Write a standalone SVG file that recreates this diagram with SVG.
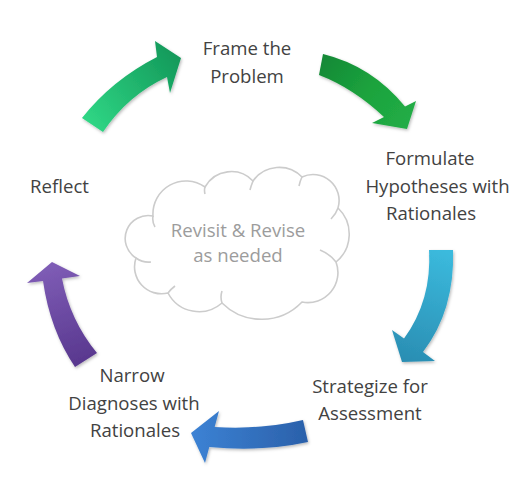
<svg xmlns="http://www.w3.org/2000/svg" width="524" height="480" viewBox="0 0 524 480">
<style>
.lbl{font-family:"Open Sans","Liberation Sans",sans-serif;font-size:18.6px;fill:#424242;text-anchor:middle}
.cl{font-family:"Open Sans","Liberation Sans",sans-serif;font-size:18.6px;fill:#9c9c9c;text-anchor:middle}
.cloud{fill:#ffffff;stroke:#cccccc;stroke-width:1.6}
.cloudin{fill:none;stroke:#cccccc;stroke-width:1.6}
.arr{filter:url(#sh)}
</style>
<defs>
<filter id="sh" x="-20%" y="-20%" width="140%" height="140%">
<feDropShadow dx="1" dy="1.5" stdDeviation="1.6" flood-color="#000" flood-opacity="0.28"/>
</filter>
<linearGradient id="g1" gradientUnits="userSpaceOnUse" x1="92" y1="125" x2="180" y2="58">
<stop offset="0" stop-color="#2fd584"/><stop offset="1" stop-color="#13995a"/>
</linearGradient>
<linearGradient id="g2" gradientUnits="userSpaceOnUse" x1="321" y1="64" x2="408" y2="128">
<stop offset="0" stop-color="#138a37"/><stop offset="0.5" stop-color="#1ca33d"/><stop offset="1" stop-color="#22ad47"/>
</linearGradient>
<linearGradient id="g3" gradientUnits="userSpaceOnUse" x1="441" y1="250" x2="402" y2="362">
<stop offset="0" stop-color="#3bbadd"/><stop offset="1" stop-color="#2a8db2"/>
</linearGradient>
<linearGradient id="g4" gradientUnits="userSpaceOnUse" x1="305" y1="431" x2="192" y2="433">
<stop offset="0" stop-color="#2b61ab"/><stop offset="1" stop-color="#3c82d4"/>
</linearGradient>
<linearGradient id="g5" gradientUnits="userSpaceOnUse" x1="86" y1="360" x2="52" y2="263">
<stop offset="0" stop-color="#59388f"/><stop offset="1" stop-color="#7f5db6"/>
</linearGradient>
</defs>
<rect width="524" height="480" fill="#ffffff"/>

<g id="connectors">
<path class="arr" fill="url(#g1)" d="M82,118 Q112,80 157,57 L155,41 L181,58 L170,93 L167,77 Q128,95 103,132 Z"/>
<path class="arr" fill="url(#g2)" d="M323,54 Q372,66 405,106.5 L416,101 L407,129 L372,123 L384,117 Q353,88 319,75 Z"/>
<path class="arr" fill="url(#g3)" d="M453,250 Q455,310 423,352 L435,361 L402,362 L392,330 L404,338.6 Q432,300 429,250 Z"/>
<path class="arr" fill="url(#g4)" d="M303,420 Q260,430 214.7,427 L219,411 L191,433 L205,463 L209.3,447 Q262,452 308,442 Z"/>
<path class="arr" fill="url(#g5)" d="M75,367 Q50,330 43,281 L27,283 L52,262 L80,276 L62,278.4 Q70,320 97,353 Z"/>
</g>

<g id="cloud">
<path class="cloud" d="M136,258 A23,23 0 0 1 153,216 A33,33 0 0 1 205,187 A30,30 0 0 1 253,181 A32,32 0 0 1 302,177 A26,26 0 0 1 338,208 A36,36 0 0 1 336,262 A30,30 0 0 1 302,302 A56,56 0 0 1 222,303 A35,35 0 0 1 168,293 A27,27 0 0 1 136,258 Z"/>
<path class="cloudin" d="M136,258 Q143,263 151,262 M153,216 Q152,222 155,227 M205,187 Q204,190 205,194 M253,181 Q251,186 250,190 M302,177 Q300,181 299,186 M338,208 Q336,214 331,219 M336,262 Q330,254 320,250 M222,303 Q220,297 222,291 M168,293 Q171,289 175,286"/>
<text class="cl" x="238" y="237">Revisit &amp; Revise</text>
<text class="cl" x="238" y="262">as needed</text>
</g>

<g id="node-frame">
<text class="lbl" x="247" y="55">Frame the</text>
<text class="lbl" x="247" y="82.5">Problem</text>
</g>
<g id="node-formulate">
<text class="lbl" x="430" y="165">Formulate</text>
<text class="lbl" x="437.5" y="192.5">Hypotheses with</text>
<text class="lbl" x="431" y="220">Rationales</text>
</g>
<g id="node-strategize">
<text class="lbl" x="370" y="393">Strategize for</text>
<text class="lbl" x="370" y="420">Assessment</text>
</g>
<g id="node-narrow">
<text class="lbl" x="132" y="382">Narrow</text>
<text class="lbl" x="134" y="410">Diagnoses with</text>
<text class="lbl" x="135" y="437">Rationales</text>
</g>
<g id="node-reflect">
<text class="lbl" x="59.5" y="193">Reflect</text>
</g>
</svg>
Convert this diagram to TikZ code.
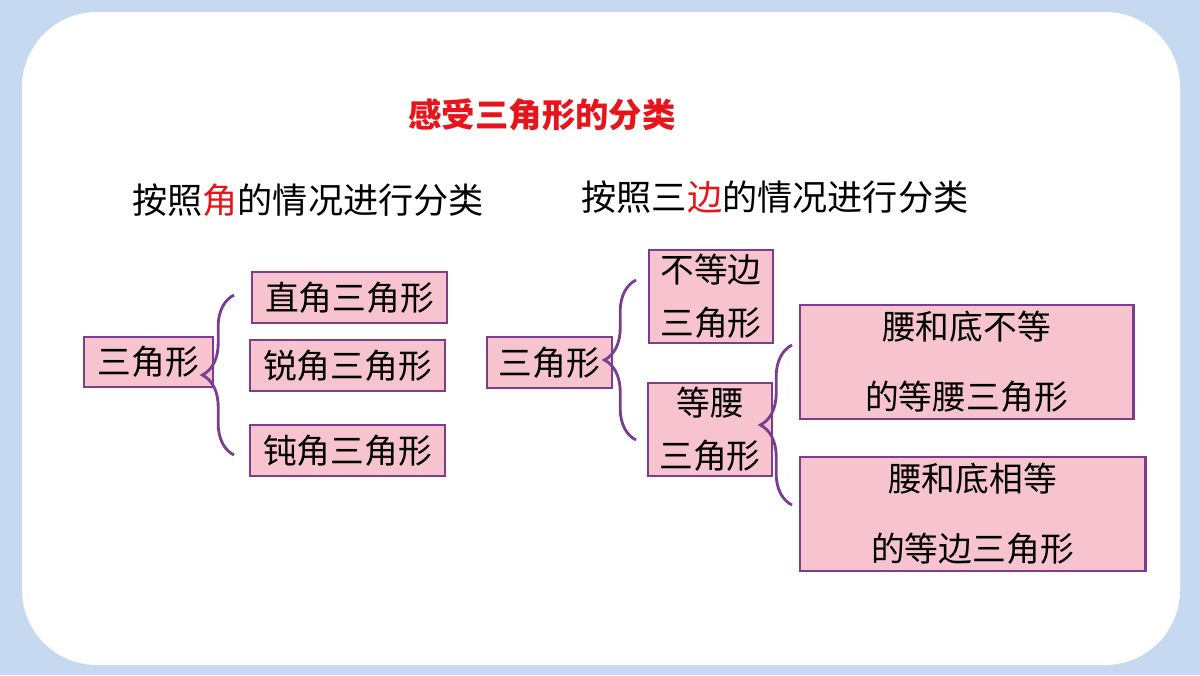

### REQUIRED WORK
Return the listing above word for word, with the pictures removed.

### SOLUTION FOR THIS EXERCISE
Write a standalone SVG file that recreates this diagram with SVG.
<svg xmlns="http://www.w3.org/2000/svg" width="524" height="480" viewBox="0 0 524 480">
<style>
.lbl{font-family:"Open Sans","Liberation Sans",sans-serif;font-size:18.6px;fill:#424242;text-anchor:middle}
.cl{font-family:"Open Sans","Liberation Sans",sans-serif;font-size:18.6px;fill:#9c9c9c;text-anchor:middle}
.cloud{fill:#ffffff;stroke:#cccccc;stroke-width:1.6}
.cloudin{fill:none;stroke:#cccccc;stroke-width:1.6}
.arr{filter:url(#sh)}
</style>
<defs>
<filter id="sh" x="-20%" y="-20%" width="140%" height="140%">
<feDropShadow dx="1" dy="1.5" stdDeviation="1.6" flood-color="#000" flood-opacity="0.28"/>
</filter>
<linearGradient id="g1" gradientUnits="userSpaceOnUse" x1="92" y1="125" x2="180" y2="58">
<stop offset="0" stop-color="#2fd584"/><stop offset="1" stop-color="#13995a"/>
</linearGradient>
<linearGradient id="g2" gradientUnits="userSpaceOnUse" x1="321" y1="64" x2="408" y2="128">
<stop offset="0" stop-color="#138a37"/><stop offset="0.5" stop-color="#1ca33d"/><stop offset="1" stop-color="#22ad47"/>
</linearGradient>
<linearGradient id="g3" gradientUnits="userSpaceOnUse" x1="441" y1="250" x2="402" y2="362">
<stop offset="0" stop-color="#3bbadd"/><stop offset="1" stop-color="#2a8db2"/>
</linearGradient>
<linearGradient id="g4" gradientUnits="userSpaceOnUse" x1="305" y1="431" x2="192" y2="433">
<stop offset="0" stop-color="#2b61ab"/><stop offset="1" stop-color="#3c82d4"/>
</linearGradient>
<linearGradient id="g5" gradientUnits="userSpaceOnUse" x1="86" y1="360" x2="52" y2="263">
<stop offset="0" stop-color="#59388f"/><stop offset="1" stop-color="#7f5db6"/>
</linearGradient>
</defs>
<rect width="524" height="480" fill="#ffffff"/>

<g id="connectors">
<path class="arr" fill="url(#g1)" d="M82,118 Q112,80 157,57 L155,41 L181,58 L170,93 L167,77 Q128,95 103,132 Z"/>
<path class="arr" fill="url(#g2)" d="M323,54 Q372,66 405,106.5 L416,101 L407,129 L372,123 L384,117 Q353,88 319,75 Z"/>
<path class="arr" fill="url(#g3)" d="M453,250 Q455,310 423,352 L435,361 L402,362 L392,330 L404,338.6 Q432,300 429,250 Z"/>
<path class="arr" fill="url(#g4)" d="M303,420 Q260,430 214.7,427 L219,411 L191,433 L205,463 L209.3,447 Q262,452 308,442 Z"/>
<path class="arr" fill="url(#g5)" d="M75,367 Q50,330 43,281 L27,283 L52,262 L80,276 L62,278.4 Q70,320 97,353 Z"/>
</g>

<g id="cloud">
<path class="cloud" d="M136,258 A23,23 0 0 1 153,216 A33,33 0 0 1 205,187 A30,30 0 0 1 253,181 A32,32 0 0 1 302,177 A26,26 0 0 1 338,208 A36,36 0 0 1 336,262 A30,30 0 0 1 302,302 A56,56 0 0 1 222,303 A35,35 0 0 1 168,293 A27,27 0 0 1 136,258 Z"/>
<path class="cloudin" d="M136,258 Q143,263 151,262 M153,216 Q152,222 155,227 M205,187 Q204,190 205,194 M253,181 Q251,186 250,190 M302,177 Q300,181 299,186 M338,208 Q336,214 331,219 M336,262 Q330,254 320,250 M222,303 Q220,297 222,291 M168,293 Q171,289 175,286"/>
<text class="cl" x="238" y="237">Revisit &amp; Revise</text>
<text class="cl" x="238" y="262">as needed</text>
</g>

<g id="node-frame">
<text class="lbl" x="247" y="55">Frame the</text>
<text class="lbl" x="247" y="82.5">Problem</text>
</g>
<g id="node-formulate">
<text class="lbl" x="430" y="165">Formulate</text>
<text class="lbl" x="437.5" y="192.5">Hypotheses with</text>
<text class="lbl" x="431" y="220">Rationales</text>
</g>
<g id="node-strategize">
<text class="lbl" x="370" y="393">Strategize for</text>
<text class="lbl" x="370" y="420">Assessment</text>
</g>
<g id="node-narrow">
<text class="lbl" x="132" y="382">Narrow</text>
<text class="lbl" x="134" y="410">Diagnoses with</text>
<text class="lbl" x="135" y="437">Rationales</text>
</g>
<g id="node-reflect">
<text class="lbl" x="59.5" y="193">Reflect</text>
</g>
</svg>
Convert this diagram to TikZ code.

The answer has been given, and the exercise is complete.